▶ _WHAT IS EXPECTED_: Search the records for "image" and copy each line that holds it.

▶ _EXERCISE INPUT_:
= = = = = = =
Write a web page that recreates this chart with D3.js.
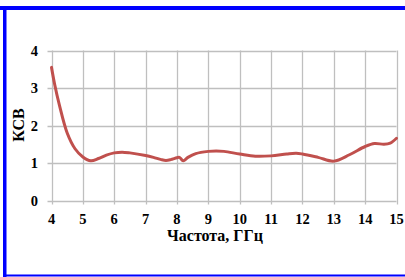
= = = = = = =
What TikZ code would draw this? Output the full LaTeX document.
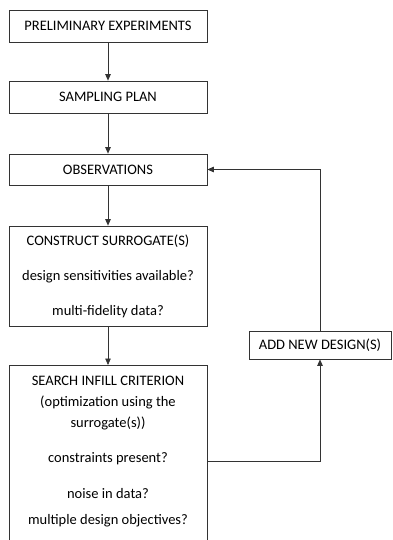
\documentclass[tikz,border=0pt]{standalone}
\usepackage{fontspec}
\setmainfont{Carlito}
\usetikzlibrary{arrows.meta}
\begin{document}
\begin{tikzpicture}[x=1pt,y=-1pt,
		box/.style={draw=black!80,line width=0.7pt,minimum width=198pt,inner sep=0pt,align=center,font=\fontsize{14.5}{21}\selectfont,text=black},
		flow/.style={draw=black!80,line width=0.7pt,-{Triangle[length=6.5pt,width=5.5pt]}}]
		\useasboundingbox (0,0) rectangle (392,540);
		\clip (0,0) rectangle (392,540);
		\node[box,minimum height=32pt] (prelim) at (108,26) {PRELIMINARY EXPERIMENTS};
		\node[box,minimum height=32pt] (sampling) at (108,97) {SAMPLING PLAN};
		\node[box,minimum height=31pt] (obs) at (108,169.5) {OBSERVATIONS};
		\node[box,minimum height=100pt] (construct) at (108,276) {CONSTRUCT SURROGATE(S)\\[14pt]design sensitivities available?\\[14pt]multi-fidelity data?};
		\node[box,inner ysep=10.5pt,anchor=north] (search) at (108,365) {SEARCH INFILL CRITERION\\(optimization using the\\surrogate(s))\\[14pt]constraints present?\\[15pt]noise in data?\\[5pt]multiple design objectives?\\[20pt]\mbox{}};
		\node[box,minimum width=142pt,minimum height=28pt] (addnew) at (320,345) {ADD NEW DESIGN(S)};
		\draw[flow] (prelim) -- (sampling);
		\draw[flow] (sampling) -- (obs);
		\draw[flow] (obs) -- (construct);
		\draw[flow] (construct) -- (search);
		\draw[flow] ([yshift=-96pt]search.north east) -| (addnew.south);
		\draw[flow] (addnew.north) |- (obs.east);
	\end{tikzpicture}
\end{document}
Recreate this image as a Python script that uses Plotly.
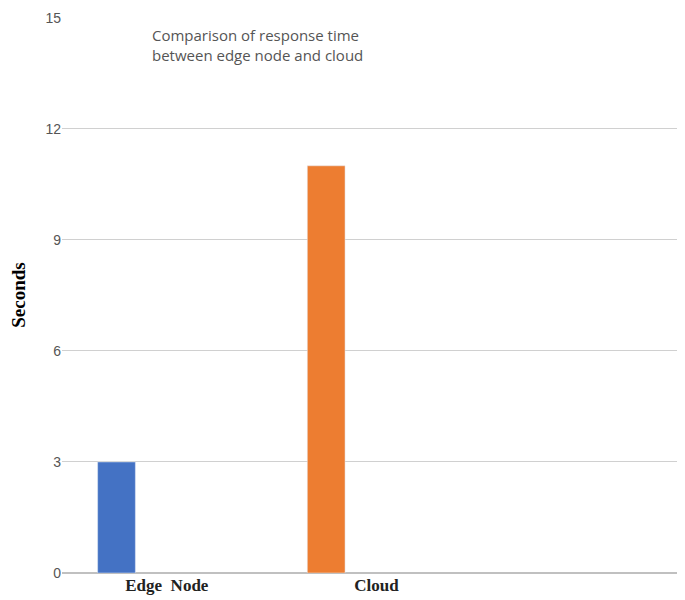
= = = = = = =
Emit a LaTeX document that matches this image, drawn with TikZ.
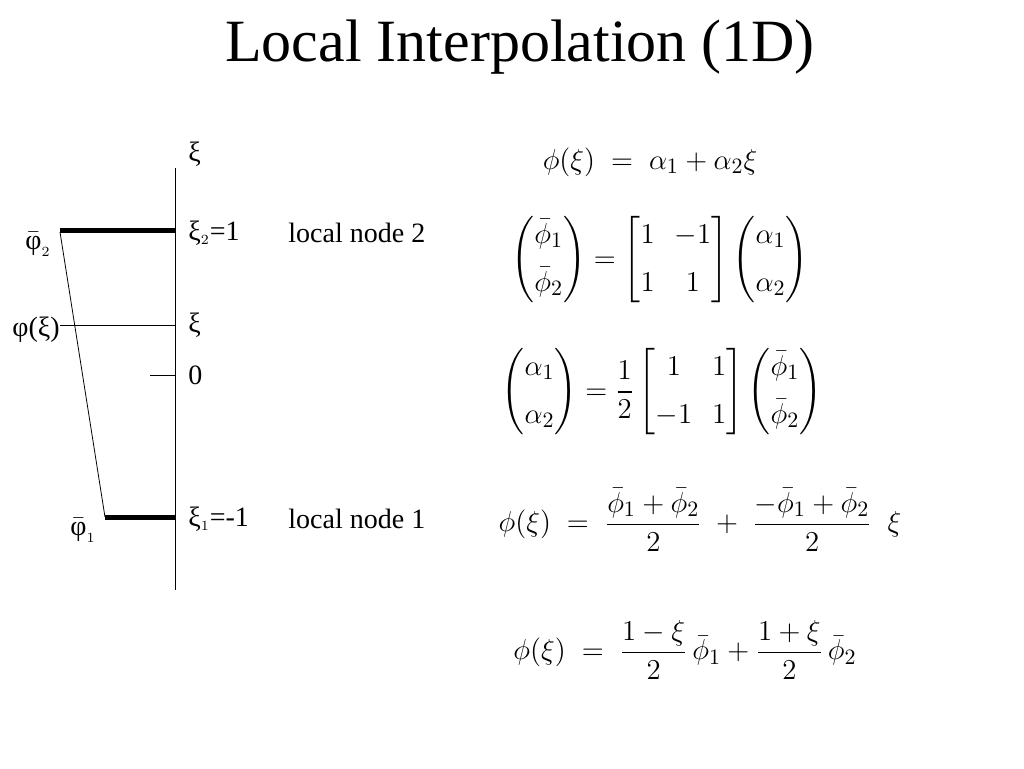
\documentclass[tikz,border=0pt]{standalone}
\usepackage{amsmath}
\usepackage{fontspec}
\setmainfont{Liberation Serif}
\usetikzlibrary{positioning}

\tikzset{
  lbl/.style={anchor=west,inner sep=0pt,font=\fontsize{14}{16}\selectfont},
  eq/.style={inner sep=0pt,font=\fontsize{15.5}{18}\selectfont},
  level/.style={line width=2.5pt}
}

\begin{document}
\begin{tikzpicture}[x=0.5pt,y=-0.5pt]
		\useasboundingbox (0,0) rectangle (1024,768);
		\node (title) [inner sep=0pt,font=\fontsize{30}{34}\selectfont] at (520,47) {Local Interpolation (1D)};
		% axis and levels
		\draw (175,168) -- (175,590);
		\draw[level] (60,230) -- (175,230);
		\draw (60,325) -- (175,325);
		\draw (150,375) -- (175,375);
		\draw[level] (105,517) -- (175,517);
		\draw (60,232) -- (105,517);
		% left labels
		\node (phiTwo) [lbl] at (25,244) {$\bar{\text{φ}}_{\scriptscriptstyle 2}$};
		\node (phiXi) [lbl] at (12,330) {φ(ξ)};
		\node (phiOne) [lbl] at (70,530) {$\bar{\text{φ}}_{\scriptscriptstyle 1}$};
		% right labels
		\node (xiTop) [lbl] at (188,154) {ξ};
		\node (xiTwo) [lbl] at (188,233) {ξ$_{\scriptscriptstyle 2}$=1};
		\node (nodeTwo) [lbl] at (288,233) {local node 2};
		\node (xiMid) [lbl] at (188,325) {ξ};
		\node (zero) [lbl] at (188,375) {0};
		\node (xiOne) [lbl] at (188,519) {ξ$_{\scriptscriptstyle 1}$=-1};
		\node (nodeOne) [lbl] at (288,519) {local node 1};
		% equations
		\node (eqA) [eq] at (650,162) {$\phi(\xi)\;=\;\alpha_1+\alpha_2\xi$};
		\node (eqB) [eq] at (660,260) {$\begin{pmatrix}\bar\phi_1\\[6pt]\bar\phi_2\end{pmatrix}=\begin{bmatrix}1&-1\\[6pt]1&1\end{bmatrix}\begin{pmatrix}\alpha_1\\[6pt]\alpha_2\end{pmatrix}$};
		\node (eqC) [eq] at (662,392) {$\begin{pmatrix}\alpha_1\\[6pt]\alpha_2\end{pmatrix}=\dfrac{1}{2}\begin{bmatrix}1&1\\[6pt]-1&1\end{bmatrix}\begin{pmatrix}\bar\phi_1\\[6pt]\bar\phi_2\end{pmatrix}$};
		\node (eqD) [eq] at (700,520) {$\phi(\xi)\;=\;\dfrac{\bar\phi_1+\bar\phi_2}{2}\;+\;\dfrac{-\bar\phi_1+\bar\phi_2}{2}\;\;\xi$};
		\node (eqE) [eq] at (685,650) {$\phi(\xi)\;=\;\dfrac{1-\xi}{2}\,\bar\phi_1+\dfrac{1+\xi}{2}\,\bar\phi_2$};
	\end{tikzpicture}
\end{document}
= = = = = = =
▶ _WRITTEN RESPONSE_:
Recreate this image as a Python script that uses Plotly.
Emit a LaTeX document that matches this image, drawn with TikZ.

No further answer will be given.